20-BBSRC/NSF-BIO Regulatory control of innate immune response in marine invertebrates

Animals live in constantly changing environments that are rich in microbial life. Immune systems orchestrate the complex, dynamic relationships between animals and microbes by both eliminating pathogenic microbes as well as promoting the growth of beneficial microbiota. However, our understanding of innate immune mechanisms in most animal phyla, including vertebrates, remains limited. The proposed research addresses this considerable knowledge gap by exploiting the experimental advantages of echinoderm larvae to investigate immune responses in a relatively unexplored animal lineage. Echinoderm larvae are morphologically simple, free-swimming multicellular organisms equipped with a sophisticated cellular and molecular immune system. By integrating recently available sequencing data from several echinoderm species with technology for measuring gene expression at single-cell resolution, the proposed research will significantly advance our understanding of animal immunity. This proposal describes a collaborative, systems-level approach to define the regulatory mechanisms that control immune responses across different echinoderm species. This innovative analysis will reveal evolutionarily conserved principles of immune response as well as species-specific adaptations.

Animals live in constantly changing environments that are rich in microbial life. Immune systems orchestrate the complex, dynamic relationships between animals and microbes by both eliminating pathogenic microbes as well as promoting the growth of beneficial microbiota. However, our understanding of innate immune mechanisms in most animal phyla remains limited. The proposed research will address this knowledge gap by exploiting the experimental advantages of echinoderm larvae to investigate immune responses.

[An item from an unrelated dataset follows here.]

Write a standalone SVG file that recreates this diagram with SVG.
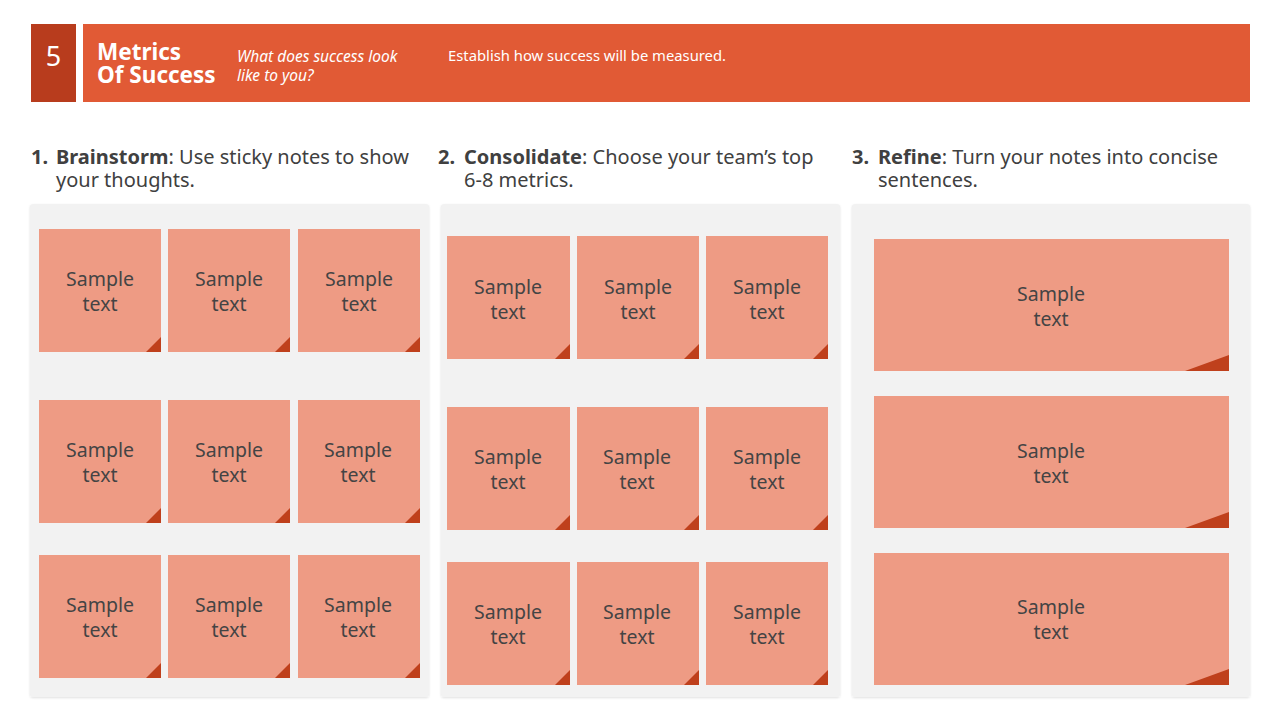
<svg xmlns="http://www.w3.org/2000/svg" width="1280" height="720" viewBox="0 0 1280 720">
<defs>
<style>
.bg{fill:#ffffff}
.hdr{fill:#E15A35}
.hdrd{fill:#B83C1D}
.panel{fill:#F2F2F2}
.note{fill:#EE9B84}
.fold{fill:#BF401C}
.nt{font-family:"Noto Sans","Open Sans",sans-serif;font-size:19.5px;fill:#444444;text-anchor:middle}
.ht{font-family:"Noto Sans","Open Sans",sans-serif;font-size:20px;fill:#404040}
.wt{font-family:"Noto Sans","Open Sans",sans-serif;fill:#ffffff}
</style>
<filter id="sh" x="-5%" y="-5%" width="110%" height="110%">
<feDropShadow dx="0" dy="1" stdDeviation="1" flood-color="#000" flood-opacity="0.12"/>
</filter>
</defs>
<rect class="bg" width="1280" height="720"/>

<g id="header">
<rect class="hdrd" x="31" y="24" width="45" height="78"/>
<rect class="hdr" x="83" y="24" width="1167" height="78"/>
<text class="wt" x="53.5" y="66" font-size="27" text-anchor="middle">5</text>
<text class="wt" x="97" y="60" font-size="22.5" font-weight="bold">Metrics</text>
<text class="wt" x="97" y="83" font-size="22.5" font-weight="bold">Of Success</text>
<text class="wt" x="237" y="62" font-size="15.5" font-style="italic">What does success look</text>
<text class="wt" x="237" y="81" font-size="15.5" font-style="italic">like to you?</text>
<text class="wt" x="448" y="61" font-size="14.8">Establish how success will be measured.</text>
</g>

<g id="headings">
<text class="ht" x="31" y="164" font-weight="bold">1.</text>
<text class="ht" x="56" y="164"><tspan font-weight="bold">Brainstorm</tspan>: Use sticky notes to show</text>
<text class="ht" x="56" y="187">your thoughts.</text>
<text class="ht" x="438" y="164" font-weight="bold">2.</text>
<text class="ht" x="464" y="164"><tspan font-weight="bold">Consolidate</tspan>: Choose your team’s top</text>
<text class="ht" x="464" y="187">6-8 metrics.</text>
<text class="ht" x="852" y="164" font-weight="bold">3.</text>
<text class="ht" x="878" y="164"><tspan font-weight="bold">Refine</tspan>: Turn your notes into concise</text>
<text class="ht" x="878" y="187">sentences.</text>
</g>

<g id="panels">
<rect class="panel" x="30" y="204" width="399" height="493" rx="3" filter="url(#sh)"/>
<rect class="panel" x="441" y="204" width="399" height="493" rx="3" filter="url(#sh)"/>
<rect class="panel" x="852" y="204" width="398" height="493" rx="3" filter="url(#sh)"/>
</g>

<g id="brainstorm">
<g id="b1"><rect class="note" x="39" y="229" width="122" height="123"/><path class="fold" d="M146 352L161 337V352Z"/><text class="nt" x="100" y="286">Sample</text><text class="nt" x="100" y="311">text</text></g>
<g id="b2"><rect class="note" x="168" y="229" width="122" height="123"/><path class="fold" d="M275 352L290 337V352Z"/><text class="nt" x="229" y="286">Sample</text><text class="nt" x="229" y="311">text</text></g>
<g id="b3"><rect class="note" x="298" y="229" width="122" height="123"/><path class="fold" d="M405 352L420 337V352Z"/><text class="nt" x="359" y="286">Sample</text><text class="nt" x="359" y="311">text</text></g>
<g id="b4"><rect class="note" x="39" y="400" width="122" height="123"/><path class="fold" d="M146 523L161 508V523Z"/><text class="nt" x="100" y="457">Sample</text><text class="nt" x="100" y="482">text</text></g>
<g id="b5"><rect class="note" x="168" y="400" width="122" height="123"/><path class="fold" d="M275 523L290 508V523Z"/><text class="nt" x="229" y="457">Sample</text><text class="nt" x="229" y="482">text</text></g>
<g id="b6"><rect class="note" x="298" y="400" width="122" height="123"/><path class="fold" d="M405 523L420 508V523Z"/><text class="nt" x="358" y="457">Sample</text><text class="nt" x="358" y="482">text</text></g>
<g id="b7"><rect class="note" x="39" y="555" width="122" height="123"/><path class="fold" d="M146 678L161 663V678Z"/><text class="nt" x="100" y="612">Sample</text><text class="nt" x="100" y="637">text</text></g>
<g id="b8"><rect class="note" x="168" y="555" width="122" height="123"/><path class="fold" d="M275 678L290 663V678Z"/><text class="nt" x="229" y="612">Sample</text><text class="nt" x="229" y="637">text</text></g>
<g id="b9"><rect class="note" x="298" y="555" width="122" height="123"/><path class="fold" d="M405 678L420 663V678Z"/><text class="nt" x="358" y="612">Sample</text><text class="nt" x="358" y="637">text</text></g>
</g>

<g id="consolidate">
<g id="c1"><rect class="note" x="447" y="236" width="123" height="123"/><path class="fold" d="M555 359L570 344V359Z"/><text class="nt" x="508" y="294">Sample</text><text class="nt" x="508" y="319">text</text></g>
<g id="c2"><rect class="note" x="577" y="236" width="122" height="123"/><path class="fold" d="M684 359L699 344V359Z"/><text class="nt" x="638" y="294">Sample</text><text class="nt" x="638" y="319">text</text></g>
<g id="c3"><rect class="note" x="706" y="236" width="122" height="123"/><path class="fold" d="M813 359L828 344V359Z"/><text class="nt" x="767" y="294">Sample</text><text class="nt" x="767" y="319">text</text></g>
<g id="c4"><rect class="note" x="447" y="407" width="123" height="123"/><path class="fold" d="M555 530L570 515V530Z"/><text class="nt" x="508" y="464">Sample</text><text class="nt" x="508" y="489">text</text></g>
<g id="c5"><rect class="note" x="577" y="407" width="122" height="123"/><path class="fold" d="M684 530L699 515V530Z"/><text class="nt" x="637" y="464">Sample</text><text class="nt" x="637" y="489">text</text></g>
<g id="c6"><rect class="note" x="706" y="407" width="122" height="123"/><path class="fold" d="M813 530L828 515V530Z"/><text class="nt" x="767" y="464">Sample</text><text class="nt" x="767" y="489">text</text></g>
<g id="c7"><rect class="note" x="447" y="562" width="123" height="123"/><path class="fold" d="M555 685L570 670V685Z"/><text class="nt" x="508" y="619">Sample</text><text class="nt" x="508" y="644">text</text></g>
<g id="c8"><rect class="note" x="577" y="562" width="122" height="123"/><path class="fold" d="M684 685L699 670V685Z"/><text class="nt" x="637" y="619">Sample</text><text class="nt" x="637" y="644">text</text></g>
<g id="c9"><rect class="note" x="706" y="562" width="122" height="123"/><path class="fold" d="M813 685L828 670V685Z"/><text class="nt" x="767" y="619">Sample</text><text class="nt" x="767" y="644">text</text></g>
</g>

<g id="refine">
<g id="r1"><rect class="note" x="874" y="239" width="355" height="132"/><path class="fold" d="M1185 371L1229 355V371Z"/><text class="nt" x="1051" y="301">Sample</text><text class="nt" x="1051" y="326">text</text></g>
<g id="r2"><rect class="note" x="874" y="396" width="355" height="132"/><path class="fold" d="M1185 528L1229 512V528Z"/><text class="nt" x="1051" y="458">Sample</text><text class="nt" x="1051" y="483">text</text></g>
<g id="r3"><rect class="note" x="874" y="553" width="355" height="132"/><path class="fold" d="M1185 685L1229 669V685Z"/><text class="nt" x="1051" y="614">Sample</text><text class="nt" x="1051" y="639">text</text></g>
</g>

<g id="connectors"></g>
</svg>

The proposed work will investigate immunity in four echinoderm species and characterising the response to both bacterial and viral pathogens. The echinoderm species were selected to reflect a range of taxonomic distances, ecological niches, and life history traits. The proposed work will be carried out in three aims. First, larval immune cell populations will be defined using in vivo microscopy and functional assays. Second, the change in gene activity in response to immune challenge will be measured both system-wide and at single-cell resolution using high throughput sequencing techniques. Findings from these two experimental strategies will be integrated to construct gene regulatory networks (GRNs) that regulate innate immune response. Regulatory linkages will be validated using in vivo perturbation assays.
Findings will delineate the system-wide transcriptional response to immune perturbation in higher temporal and cellular resolution than is possible in any other experimental systems. This work will substantially expand our understand of animal immunity. Furthermore, a phylogenetic perspective will generate a systems-level framework for understanding how immune systems evolve. This original and innovative approach will uncover fundamental properties of immune responses to different type of pathogens.